§ Request
Answer with a number only: how many lines of the data contain "Give"?

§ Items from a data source
## START

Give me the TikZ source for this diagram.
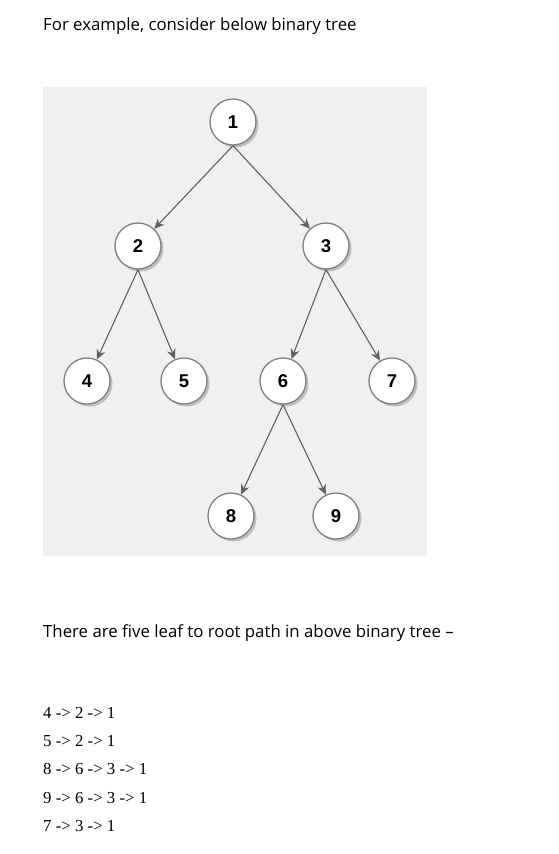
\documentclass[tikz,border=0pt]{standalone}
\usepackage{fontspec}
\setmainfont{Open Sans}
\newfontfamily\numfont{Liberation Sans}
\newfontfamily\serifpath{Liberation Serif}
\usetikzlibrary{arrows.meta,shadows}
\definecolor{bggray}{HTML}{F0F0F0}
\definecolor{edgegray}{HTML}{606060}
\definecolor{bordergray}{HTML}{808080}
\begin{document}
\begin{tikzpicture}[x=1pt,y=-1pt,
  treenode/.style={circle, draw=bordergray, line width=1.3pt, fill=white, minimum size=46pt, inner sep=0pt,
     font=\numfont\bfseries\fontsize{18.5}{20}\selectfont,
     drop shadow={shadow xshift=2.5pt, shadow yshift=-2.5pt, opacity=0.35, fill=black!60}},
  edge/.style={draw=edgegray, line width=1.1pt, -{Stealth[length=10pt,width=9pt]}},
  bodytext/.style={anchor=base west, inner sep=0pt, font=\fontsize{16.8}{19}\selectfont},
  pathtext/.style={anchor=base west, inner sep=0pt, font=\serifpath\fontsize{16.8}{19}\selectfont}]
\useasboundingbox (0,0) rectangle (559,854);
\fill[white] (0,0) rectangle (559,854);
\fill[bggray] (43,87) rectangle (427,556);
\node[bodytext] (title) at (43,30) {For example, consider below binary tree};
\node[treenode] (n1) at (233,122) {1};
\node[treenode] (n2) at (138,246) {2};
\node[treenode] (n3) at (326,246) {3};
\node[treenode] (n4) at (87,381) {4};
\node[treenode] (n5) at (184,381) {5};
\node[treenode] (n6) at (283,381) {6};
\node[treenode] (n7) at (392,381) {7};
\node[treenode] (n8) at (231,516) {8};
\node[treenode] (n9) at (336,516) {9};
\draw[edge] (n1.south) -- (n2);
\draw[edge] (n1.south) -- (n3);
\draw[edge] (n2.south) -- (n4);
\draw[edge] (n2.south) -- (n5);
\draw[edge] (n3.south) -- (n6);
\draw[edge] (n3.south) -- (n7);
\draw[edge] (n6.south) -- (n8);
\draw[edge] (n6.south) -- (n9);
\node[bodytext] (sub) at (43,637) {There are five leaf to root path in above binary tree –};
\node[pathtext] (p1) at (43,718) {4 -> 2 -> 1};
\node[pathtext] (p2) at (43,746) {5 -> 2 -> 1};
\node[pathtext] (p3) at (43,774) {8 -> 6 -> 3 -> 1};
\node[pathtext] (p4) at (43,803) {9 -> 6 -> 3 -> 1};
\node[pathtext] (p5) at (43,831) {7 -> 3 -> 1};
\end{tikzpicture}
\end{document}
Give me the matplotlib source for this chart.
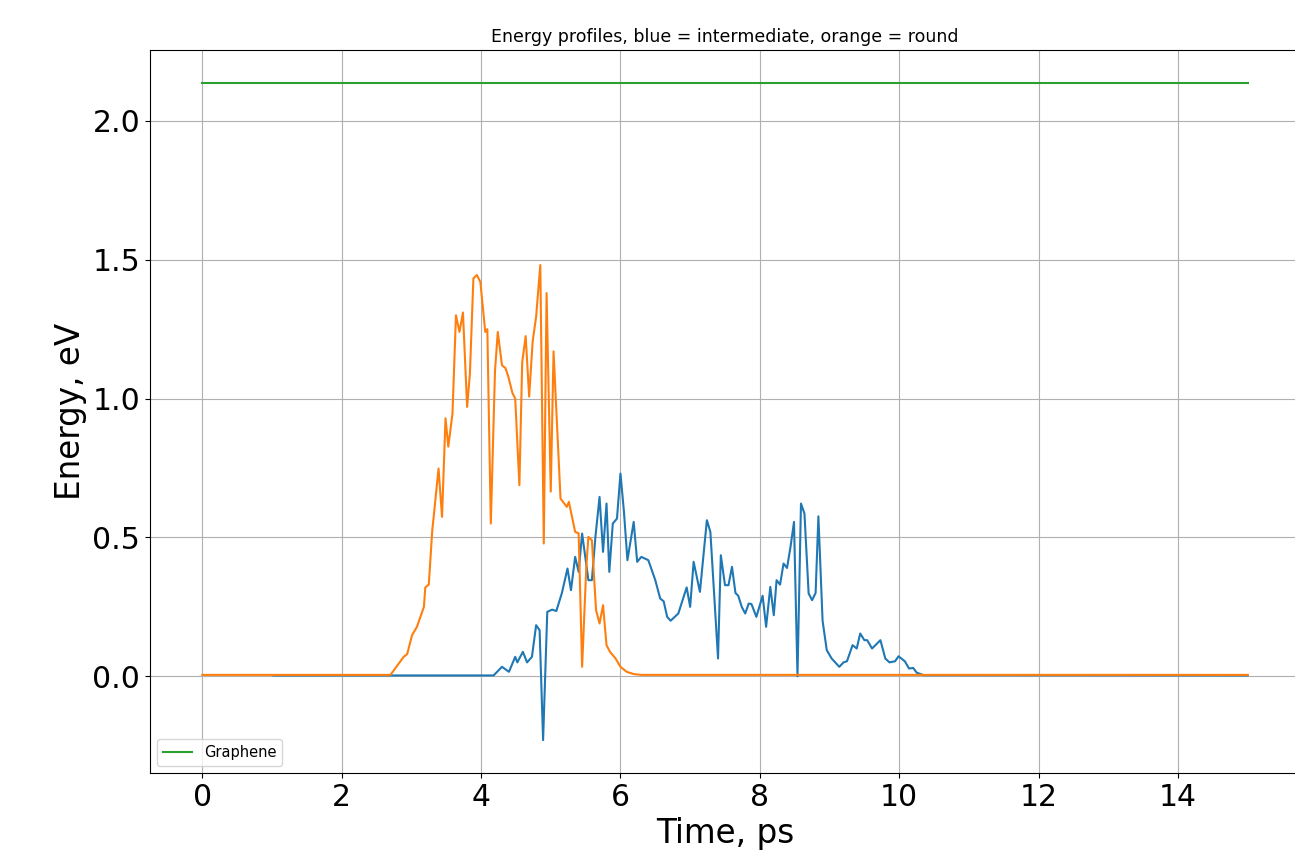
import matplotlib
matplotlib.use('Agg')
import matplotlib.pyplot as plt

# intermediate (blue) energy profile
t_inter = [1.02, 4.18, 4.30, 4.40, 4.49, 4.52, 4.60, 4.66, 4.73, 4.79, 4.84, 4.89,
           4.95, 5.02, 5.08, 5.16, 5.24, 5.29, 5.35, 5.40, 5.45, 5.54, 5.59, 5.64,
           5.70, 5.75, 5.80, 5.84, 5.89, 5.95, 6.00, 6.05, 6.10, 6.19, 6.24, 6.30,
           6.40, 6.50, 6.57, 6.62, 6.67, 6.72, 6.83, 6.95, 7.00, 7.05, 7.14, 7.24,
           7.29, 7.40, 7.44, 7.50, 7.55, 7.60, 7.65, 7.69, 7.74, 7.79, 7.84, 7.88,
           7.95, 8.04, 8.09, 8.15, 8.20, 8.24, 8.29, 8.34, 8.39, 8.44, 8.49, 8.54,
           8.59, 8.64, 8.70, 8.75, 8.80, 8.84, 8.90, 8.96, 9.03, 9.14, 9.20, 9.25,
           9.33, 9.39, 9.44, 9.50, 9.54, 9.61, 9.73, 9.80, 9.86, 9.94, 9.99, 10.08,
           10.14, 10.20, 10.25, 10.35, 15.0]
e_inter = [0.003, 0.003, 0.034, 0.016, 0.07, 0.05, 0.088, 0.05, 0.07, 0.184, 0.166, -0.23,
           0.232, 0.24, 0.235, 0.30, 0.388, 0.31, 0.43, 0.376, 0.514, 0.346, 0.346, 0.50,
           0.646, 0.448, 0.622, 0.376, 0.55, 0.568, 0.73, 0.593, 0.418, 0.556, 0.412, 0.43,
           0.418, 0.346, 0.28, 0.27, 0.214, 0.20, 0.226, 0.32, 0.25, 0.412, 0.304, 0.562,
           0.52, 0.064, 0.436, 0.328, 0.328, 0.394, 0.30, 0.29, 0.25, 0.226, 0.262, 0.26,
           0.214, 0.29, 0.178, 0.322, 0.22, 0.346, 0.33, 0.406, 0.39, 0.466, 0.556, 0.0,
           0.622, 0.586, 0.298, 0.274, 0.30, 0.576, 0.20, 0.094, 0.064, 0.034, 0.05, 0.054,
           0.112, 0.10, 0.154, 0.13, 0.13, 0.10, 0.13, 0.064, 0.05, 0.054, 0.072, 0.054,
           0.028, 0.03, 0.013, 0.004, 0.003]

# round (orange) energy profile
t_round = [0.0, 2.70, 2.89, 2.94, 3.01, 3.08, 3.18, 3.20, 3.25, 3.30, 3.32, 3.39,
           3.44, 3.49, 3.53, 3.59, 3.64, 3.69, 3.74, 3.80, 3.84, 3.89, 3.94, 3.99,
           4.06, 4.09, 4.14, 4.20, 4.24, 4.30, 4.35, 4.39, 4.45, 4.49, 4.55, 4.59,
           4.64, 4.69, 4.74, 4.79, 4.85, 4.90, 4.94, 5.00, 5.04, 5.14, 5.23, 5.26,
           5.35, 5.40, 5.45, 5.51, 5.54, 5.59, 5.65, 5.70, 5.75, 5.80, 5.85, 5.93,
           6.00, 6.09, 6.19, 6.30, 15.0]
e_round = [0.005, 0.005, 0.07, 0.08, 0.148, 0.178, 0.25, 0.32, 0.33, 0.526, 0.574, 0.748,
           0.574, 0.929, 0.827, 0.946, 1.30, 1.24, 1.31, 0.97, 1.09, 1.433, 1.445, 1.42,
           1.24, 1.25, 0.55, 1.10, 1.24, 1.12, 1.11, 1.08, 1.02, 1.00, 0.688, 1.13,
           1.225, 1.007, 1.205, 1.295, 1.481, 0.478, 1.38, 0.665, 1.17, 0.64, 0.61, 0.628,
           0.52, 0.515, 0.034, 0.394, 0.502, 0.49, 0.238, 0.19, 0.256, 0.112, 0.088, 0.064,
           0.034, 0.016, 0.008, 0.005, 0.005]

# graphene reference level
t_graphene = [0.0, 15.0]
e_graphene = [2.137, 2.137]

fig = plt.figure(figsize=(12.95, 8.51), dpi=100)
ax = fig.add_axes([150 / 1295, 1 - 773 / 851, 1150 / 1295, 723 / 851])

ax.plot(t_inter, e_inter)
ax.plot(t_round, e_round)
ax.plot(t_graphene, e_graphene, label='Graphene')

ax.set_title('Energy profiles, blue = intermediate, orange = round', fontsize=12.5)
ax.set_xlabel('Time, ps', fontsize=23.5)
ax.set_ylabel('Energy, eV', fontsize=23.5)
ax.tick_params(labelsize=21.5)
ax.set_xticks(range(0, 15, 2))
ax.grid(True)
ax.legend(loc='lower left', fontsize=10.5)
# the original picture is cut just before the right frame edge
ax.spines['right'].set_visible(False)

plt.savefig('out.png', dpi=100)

## END
## START

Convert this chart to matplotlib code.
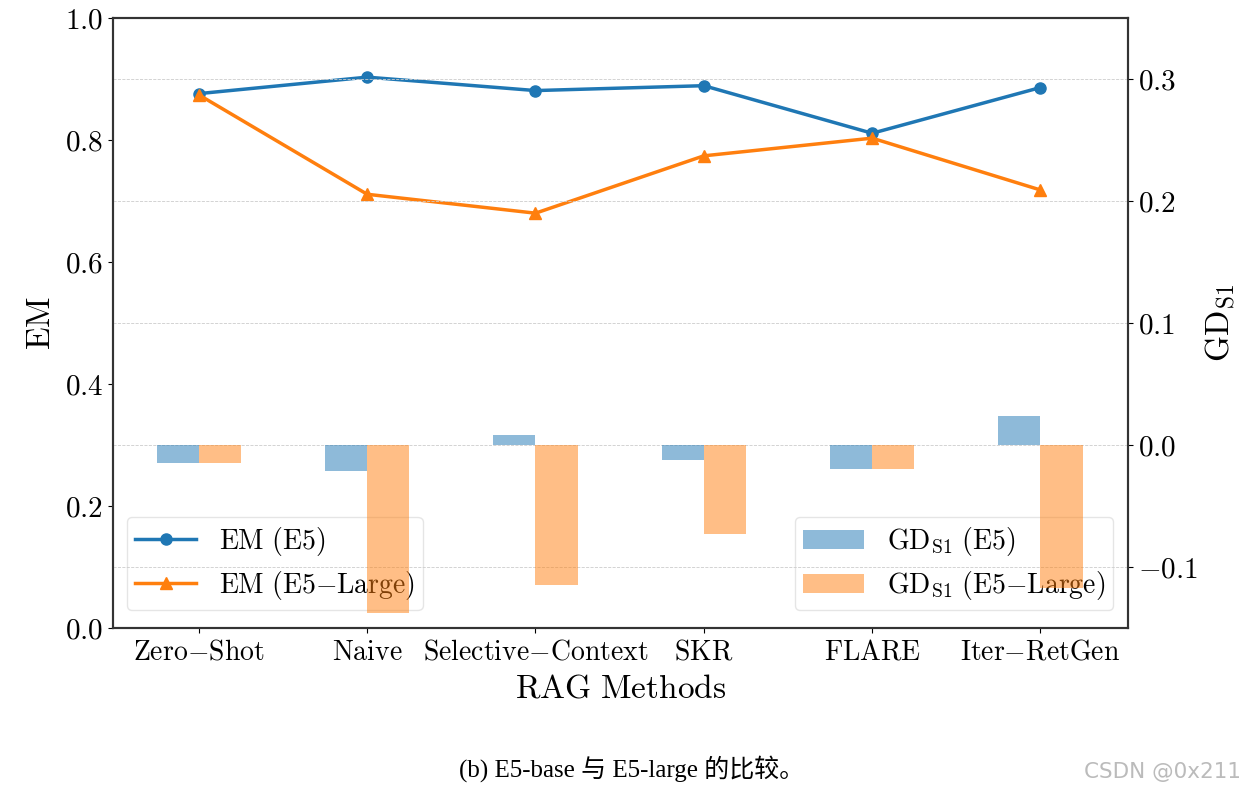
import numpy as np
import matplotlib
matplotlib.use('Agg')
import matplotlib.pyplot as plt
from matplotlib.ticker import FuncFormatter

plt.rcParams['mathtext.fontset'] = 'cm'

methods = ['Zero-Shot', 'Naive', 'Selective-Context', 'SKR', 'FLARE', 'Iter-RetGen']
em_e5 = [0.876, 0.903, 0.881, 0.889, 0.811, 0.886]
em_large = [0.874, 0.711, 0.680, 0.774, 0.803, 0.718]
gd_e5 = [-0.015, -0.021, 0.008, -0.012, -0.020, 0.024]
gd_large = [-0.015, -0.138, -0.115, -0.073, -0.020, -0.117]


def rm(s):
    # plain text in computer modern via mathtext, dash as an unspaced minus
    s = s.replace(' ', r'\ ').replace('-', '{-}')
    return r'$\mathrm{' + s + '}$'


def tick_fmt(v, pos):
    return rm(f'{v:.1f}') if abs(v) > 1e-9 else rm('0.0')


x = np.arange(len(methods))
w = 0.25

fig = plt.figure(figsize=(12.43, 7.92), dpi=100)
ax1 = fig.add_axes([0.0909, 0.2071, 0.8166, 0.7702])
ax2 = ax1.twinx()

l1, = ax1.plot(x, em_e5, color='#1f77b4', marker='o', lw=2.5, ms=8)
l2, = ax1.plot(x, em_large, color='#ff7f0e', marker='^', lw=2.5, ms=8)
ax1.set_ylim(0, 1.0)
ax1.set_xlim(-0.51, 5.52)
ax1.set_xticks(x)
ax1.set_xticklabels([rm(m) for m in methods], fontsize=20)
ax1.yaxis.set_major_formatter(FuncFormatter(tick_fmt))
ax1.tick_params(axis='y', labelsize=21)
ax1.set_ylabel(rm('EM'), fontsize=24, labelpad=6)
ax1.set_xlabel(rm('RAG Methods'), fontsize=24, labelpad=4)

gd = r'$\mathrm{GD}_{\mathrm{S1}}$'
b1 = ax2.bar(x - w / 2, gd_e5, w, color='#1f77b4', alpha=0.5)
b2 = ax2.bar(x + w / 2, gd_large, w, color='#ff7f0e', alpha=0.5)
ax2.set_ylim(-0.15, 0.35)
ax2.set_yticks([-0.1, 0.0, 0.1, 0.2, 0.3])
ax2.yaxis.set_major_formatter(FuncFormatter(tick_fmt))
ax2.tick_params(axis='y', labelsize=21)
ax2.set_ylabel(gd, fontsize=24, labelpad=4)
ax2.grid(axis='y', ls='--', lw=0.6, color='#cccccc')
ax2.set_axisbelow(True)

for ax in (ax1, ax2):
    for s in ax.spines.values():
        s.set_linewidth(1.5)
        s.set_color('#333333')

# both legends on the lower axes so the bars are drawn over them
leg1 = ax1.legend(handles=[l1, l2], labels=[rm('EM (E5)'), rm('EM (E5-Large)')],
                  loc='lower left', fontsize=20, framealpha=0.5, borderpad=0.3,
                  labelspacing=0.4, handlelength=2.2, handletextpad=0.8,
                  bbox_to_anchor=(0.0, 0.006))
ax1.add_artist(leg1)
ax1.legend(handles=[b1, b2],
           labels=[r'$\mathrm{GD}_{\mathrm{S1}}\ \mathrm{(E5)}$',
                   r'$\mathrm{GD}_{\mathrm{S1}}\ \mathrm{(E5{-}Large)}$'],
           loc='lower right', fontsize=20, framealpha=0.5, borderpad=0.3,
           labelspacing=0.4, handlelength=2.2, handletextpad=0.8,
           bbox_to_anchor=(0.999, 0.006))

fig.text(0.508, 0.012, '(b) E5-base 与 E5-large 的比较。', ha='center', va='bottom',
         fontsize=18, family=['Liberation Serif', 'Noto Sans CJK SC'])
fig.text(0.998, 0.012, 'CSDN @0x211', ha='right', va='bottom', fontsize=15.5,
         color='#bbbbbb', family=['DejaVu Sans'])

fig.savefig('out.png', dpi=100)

## END

§ Output
2